October 3rd, 2006 by sashafaith
In 2004, I took a trip with my Grandma down to Wytheville, VA. Her ancestors were once slaves for the white families nearby, her mother Addie Johnson was born there, and Grandma’s Aunts Ossie & Leon still both live within a block of each other. Not far from Wytheville, in an area I have seen called Red Bluff, Ivanhoe and Piney, in Wythe County is the Red Bluff church
When we visited in 1996, it still had no indoor restrooms, being serviced by two outhouses in the back. It was heated by a wood-burning stove. We were able to attend Sunday services there in 1996, and sitting in those handcarved benches, imagining the times my ancestors had gathered and worshiped there was a heady feeling. My GGG Grandfather, Charles Sayles was one of the founders of the church in 1885.
One of Grandma’s cousins, Ben Sayles, is the caretaker at the church and also cares for the cemetary. When we last visited in 2005, he was directing some Boy Scouts in the work of restoring it. When we have come to visit, Aunt Ossie calls Ben and he meets us to show us around and visit. He pointed out the grave sites of my GGG Grandparents, Charles & Phoebe Sayles, which are unmarked plots, but where the ground had sunken in over their old wooden caskets. Phoebe was born into slavery, and very likely was a child of her mother’s master. Researching her life led me to confront the records of slavery, with a list of slave sexes and ages, and finally, a household inventory where she was listed in the taxable property of her master’s estate. Seeing her grave left me feeling so moved. The layout of the graves on the ground did not line up in any way with the building, making me think perhaps the building site had moved in the past.
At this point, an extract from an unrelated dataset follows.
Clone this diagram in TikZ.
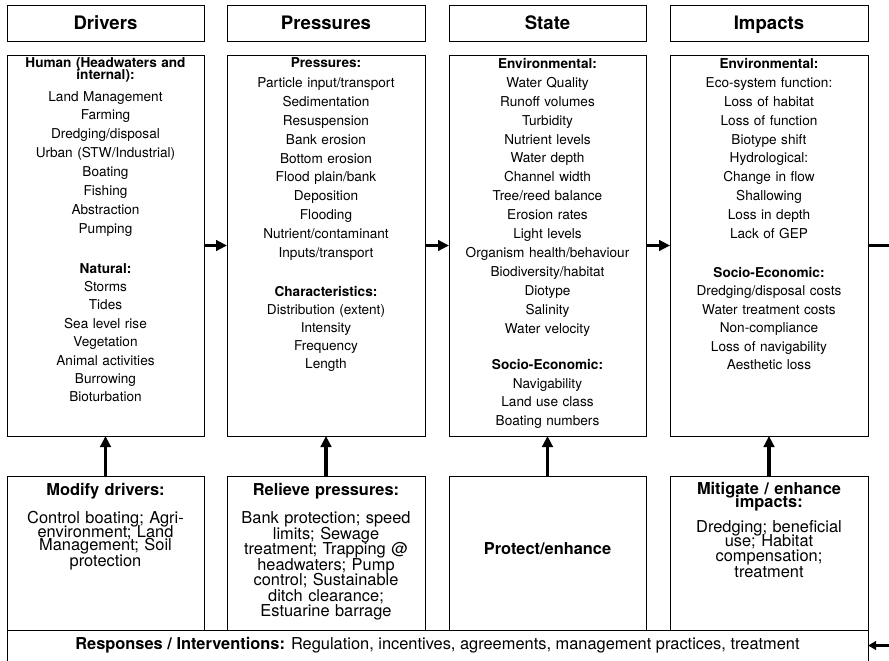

And generations from now, their gravesites will completely vanish, if the ground hasn’t been leveled already.
Their daughter Elizabeth Sayles Johnson is buried there nearby.
Grandma’s mother Addie Jane Stewart is also buried there, although her maiden name, Addie Johnson is etched on the headstone. (sorry, no pic!). Aunt Ossie remembered her casket being driven to the church by horse and carriage (and I can only imagine the ride, having ridden those country roads by car myself.)
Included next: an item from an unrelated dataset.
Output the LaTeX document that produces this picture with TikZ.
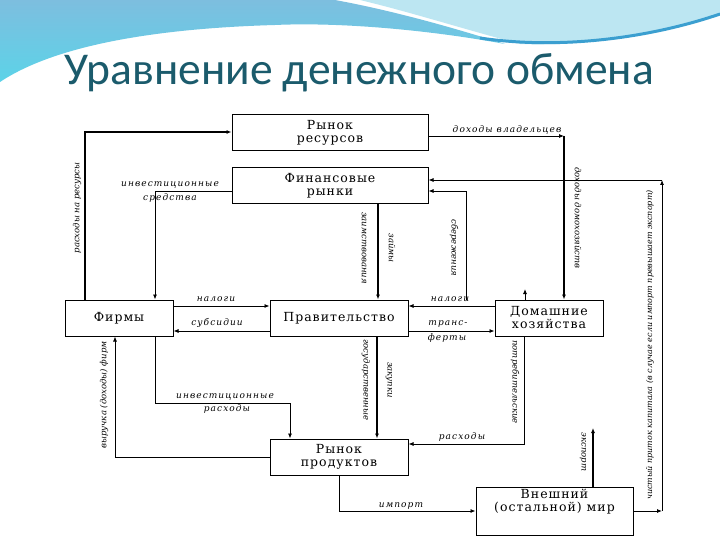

This church can be found at one of the stops called Piney on the African American Driving Tour of Wythe County, Virginia..
The Red Bluff Church looks completely different now, having had a new entry addition put on the front with indoor restrooms, and a heating system.
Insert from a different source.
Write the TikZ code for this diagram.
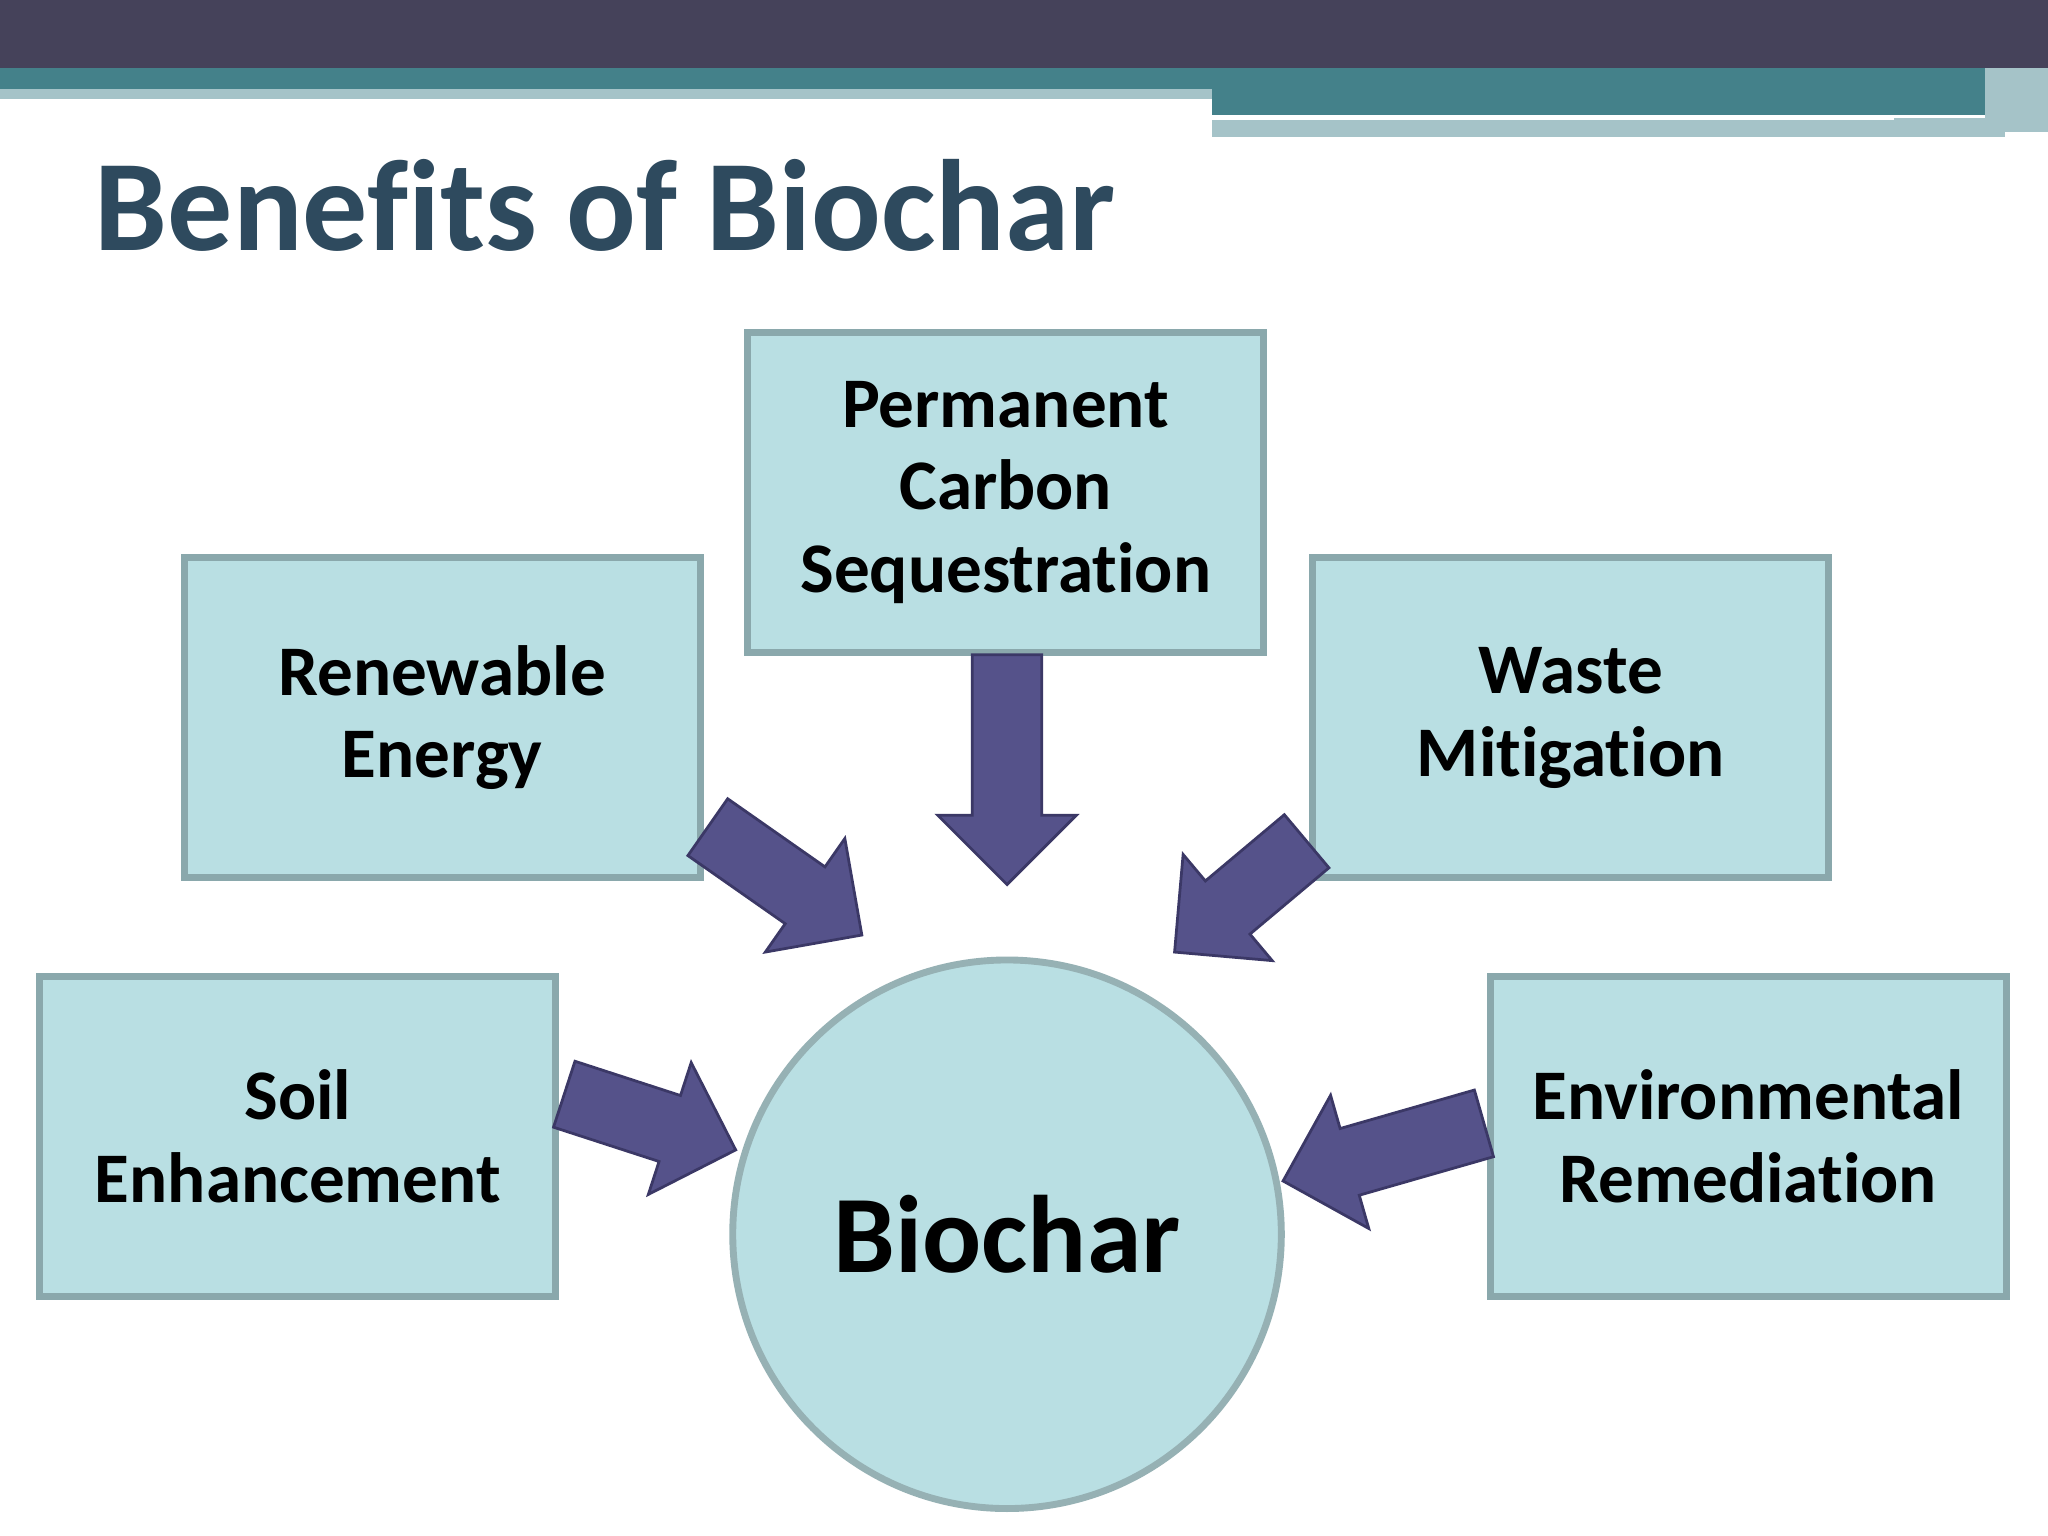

Although the church was improved by the efforts and desires of the congregation, and I’m sure they are glad for it, I was sad when I saw it. Maybe by living next door to Ocean Grove, an entire town that is part of the National Register for Historic Places because of it’s meticulously restored Victorian Homes, I have gotten spoiled expecting that historic places MUST be kept true to their original beauty. But I’m sure the church family that worships at Red Bluff celebrated their renovations. I am just so happy I was able to get pictures of Red Bluff in its old form when I did.